Problem to work on. From the listing below, select every line where the word "this" appears.

Listed entries.
-- start --

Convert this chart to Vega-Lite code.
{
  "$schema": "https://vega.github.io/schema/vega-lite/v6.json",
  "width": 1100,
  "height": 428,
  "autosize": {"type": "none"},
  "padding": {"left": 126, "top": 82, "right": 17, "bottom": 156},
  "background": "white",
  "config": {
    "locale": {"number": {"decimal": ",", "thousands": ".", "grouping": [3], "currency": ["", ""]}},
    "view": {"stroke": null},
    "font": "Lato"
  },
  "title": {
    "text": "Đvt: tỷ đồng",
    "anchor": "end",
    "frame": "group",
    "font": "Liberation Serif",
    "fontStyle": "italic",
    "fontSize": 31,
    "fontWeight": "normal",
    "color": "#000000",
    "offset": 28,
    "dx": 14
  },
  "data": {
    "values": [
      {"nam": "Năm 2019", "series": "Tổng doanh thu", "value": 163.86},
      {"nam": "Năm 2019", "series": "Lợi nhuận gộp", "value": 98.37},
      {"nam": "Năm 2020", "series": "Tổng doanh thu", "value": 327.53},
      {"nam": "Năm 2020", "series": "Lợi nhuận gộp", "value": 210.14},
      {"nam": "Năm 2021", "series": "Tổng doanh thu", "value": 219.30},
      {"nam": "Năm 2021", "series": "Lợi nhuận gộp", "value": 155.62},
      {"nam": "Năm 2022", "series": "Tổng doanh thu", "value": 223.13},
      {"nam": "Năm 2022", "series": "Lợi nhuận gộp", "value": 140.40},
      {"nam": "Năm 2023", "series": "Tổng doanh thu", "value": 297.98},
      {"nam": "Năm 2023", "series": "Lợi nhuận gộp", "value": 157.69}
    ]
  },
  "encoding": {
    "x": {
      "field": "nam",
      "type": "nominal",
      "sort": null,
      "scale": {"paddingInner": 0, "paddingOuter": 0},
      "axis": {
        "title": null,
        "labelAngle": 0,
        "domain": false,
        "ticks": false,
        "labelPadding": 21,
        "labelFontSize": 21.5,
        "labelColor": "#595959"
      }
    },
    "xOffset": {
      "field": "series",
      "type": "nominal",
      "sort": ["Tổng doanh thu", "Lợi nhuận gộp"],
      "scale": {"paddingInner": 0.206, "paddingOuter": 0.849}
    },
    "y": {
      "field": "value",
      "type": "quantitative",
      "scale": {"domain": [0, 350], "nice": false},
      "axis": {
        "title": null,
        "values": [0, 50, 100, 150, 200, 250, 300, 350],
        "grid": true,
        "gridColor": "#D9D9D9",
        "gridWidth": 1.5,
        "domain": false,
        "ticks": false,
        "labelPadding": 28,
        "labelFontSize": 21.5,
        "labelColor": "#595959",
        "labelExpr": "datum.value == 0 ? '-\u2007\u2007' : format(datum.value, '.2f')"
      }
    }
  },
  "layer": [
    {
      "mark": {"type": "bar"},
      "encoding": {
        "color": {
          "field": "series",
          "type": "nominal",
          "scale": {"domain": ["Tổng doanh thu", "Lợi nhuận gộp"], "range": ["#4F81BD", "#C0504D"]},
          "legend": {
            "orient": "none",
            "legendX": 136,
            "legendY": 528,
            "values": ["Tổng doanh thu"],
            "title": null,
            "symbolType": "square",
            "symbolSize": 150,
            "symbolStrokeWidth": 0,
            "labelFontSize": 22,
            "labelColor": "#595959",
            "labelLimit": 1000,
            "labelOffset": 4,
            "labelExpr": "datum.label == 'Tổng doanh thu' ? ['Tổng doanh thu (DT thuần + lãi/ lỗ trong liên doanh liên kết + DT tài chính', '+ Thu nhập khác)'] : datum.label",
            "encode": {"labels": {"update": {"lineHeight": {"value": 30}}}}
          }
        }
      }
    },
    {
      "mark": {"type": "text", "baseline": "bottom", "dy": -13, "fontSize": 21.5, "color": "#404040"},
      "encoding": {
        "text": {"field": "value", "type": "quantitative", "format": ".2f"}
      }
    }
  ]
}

-- end --
-- start --

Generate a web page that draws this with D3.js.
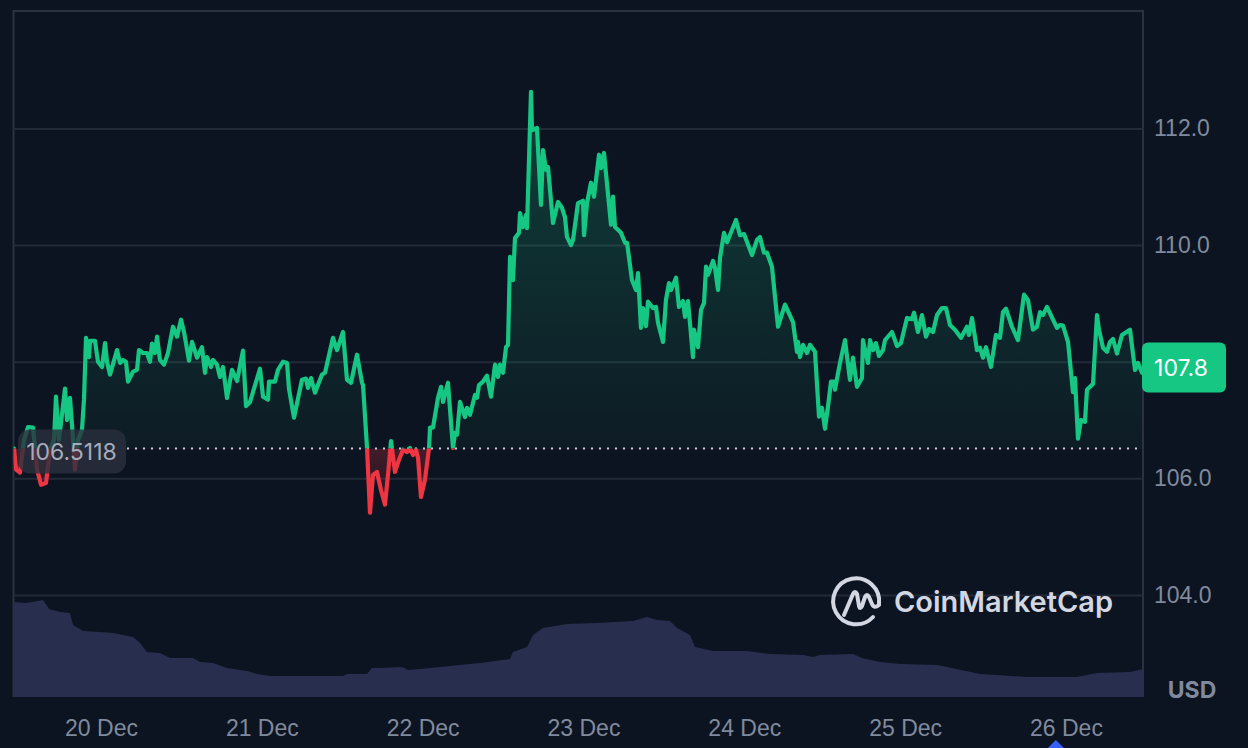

-- end --

Response.
Convert this chart to Vega-Lite code.
Generate a web page that draws this with D3.js.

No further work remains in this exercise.